Answer

**step1** Understanding the expression and the goal

The given mathematical expression is $$\sqrt{\frac{1}{3}}$$. Our goal is to rewrite this expression in a specific format, which is $$k\sqrt{3}$$, where $$k$$ represents a numerical value we need to determine.

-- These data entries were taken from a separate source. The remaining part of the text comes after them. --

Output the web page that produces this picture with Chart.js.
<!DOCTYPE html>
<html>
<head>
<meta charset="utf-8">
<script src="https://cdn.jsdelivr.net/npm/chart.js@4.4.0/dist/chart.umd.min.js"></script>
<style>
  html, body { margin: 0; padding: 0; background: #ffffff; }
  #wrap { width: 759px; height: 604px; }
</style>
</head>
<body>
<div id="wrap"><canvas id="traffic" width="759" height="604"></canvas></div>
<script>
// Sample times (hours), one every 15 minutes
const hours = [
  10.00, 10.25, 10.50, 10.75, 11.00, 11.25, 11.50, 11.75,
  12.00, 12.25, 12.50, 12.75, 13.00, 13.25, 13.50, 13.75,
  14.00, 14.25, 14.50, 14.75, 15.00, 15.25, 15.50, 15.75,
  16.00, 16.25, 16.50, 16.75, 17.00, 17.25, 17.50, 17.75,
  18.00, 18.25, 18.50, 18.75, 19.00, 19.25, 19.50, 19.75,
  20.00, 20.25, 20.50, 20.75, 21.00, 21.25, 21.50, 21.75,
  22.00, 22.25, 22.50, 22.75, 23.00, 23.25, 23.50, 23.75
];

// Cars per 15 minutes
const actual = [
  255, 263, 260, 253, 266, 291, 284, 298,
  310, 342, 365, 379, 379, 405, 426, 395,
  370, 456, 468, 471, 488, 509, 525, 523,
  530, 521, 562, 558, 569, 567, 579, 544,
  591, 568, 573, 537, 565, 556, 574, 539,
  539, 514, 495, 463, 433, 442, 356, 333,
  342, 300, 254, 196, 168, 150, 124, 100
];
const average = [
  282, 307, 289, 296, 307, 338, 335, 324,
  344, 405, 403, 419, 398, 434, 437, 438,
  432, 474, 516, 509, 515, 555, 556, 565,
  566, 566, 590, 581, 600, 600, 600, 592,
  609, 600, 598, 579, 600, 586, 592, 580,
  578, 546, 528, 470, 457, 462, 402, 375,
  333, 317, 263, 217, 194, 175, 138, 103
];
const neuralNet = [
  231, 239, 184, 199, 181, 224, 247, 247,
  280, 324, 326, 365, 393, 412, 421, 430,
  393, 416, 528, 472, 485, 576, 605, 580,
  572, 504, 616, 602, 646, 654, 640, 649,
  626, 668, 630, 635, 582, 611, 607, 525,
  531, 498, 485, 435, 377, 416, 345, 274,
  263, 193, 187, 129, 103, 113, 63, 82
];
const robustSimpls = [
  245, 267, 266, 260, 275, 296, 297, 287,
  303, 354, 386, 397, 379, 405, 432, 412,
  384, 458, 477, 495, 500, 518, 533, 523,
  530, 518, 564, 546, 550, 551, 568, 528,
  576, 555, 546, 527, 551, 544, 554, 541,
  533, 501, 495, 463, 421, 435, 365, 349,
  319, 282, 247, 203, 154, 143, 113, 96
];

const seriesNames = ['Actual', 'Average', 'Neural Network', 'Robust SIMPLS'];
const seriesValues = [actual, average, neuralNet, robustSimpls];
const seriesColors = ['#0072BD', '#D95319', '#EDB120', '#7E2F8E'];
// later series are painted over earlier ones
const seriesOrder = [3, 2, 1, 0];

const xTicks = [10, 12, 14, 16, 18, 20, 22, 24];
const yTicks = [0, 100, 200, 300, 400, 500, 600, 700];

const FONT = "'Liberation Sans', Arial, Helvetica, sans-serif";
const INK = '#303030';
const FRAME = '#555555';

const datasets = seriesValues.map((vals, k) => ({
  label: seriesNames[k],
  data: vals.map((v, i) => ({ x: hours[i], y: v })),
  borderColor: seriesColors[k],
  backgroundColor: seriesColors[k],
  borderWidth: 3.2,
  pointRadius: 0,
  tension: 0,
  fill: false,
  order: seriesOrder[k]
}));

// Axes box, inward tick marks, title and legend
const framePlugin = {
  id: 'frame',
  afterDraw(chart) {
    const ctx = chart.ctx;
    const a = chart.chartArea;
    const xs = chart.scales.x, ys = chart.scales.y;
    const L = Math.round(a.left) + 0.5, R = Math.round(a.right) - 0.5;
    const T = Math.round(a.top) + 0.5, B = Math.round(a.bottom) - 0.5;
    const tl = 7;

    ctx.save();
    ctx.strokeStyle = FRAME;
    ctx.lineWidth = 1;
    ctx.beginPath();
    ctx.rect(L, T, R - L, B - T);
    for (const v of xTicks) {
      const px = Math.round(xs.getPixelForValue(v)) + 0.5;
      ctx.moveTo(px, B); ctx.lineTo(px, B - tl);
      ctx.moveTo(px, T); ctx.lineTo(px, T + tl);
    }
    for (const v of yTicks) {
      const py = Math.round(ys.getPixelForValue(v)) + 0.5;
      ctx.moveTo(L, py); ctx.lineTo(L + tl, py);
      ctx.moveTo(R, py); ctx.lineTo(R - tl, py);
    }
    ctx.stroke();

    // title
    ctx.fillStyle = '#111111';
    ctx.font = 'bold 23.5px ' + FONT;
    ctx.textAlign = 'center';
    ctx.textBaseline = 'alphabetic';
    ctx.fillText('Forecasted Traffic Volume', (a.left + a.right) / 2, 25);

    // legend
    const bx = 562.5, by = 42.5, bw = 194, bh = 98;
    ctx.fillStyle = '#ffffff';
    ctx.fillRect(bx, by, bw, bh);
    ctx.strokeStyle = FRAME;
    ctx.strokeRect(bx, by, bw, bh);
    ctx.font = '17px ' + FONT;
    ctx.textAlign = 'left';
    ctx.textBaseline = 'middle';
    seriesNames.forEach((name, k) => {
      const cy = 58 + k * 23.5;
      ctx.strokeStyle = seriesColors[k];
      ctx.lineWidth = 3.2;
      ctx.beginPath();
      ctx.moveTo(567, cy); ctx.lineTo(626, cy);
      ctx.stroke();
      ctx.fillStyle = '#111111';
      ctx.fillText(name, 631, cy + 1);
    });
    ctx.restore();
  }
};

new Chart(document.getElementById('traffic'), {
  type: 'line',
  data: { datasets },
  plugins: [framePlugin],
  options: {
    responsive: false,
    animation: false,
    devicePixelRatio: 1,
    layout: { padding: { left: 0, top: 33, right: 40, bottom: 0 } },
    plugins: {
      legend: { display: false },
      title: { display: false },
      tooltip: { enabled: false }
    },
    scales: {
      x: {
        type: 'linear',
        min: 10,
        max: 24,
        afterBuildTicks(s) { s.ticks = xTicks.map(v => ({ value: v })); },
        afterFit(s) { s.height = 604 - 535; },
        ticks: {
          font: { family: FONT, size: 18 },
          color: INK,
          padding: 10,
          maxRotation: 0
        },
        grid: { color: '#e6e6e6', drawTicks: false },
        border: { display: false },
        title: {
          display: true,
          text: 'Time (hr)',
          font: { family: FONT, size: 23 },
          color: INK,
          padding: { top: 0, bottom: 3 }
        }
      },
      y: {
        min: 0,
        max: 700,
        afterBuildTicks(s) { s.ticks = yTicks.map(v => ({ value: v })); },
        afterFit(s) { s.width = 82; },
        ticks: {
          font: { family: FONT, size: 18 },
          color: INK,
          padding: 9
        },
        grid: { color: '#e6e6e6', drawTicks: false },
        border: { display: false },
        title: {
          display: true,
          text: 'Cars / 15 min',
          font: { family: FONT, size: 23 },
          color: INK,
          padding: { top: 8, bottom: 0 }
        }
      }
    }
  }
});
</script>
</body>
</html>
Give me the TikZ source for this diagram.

**step2** Separating the square root of the fraction

A property of square roots states that the square root of a fraction can be split into the square root of the numerator divided by the square root of the denominator.
Applying this property to our expression:
$$\sqrt{\frac{1}{3}} = \frac{\sqrt{1}}{\sqrt{3}}$$

**step3** Simplifying the numerator

We know that the square root of 1 is 1.
So, the expression simplifies to:
$$\frac{\sqrt{1}}{\sqrt{3}} = \frac{1}{\sqrt{3}}$$

**step4** Rationalizing the denominator

To express this in the form $$k\sqrt{3}$$, we need to eliminate the square root from the denominator. This process is called rationalizing the denominator. We do this by multiplying both the numerator and the denominator by $$\sqrt{3}$$. This is equivalent to multiplying by 1, so the value of the expression does not change.
$$\frac{1}{\sqrt{3}} \times \frac{\sqrt{3}}{\sqrt{3}}$$

**step5** Performing the multiplication

Now, we perform the multiplication:
For the numerator: $$1 \times \sqrt{3} = \sqrt{3}$$
For the denominator: $$\sqrt{3} \times \sqrt{3} = 3$$
So, the expression becomes:
$$\frac{\sqrt{3}}{3}$$

**step6** Rewriting in the desired form

Finally, we need to write $$\frac{\sqrt{3}}{3}$$ in the form $$k\sqrt{3}$$.
We can see that $$\frac{\sqrt{3}}{3}$$ is the same as $$\frac{1}{3} \times \sqrt{3}$$.
By comparing this to the desired form $$k\sqrt{3}$$, we can identify the value of $$k$$.
Therefore, $$k = \frac{1}{3}$$.
The expression in the requested form is $$\frac{1}{3}\sqrt{3}$$.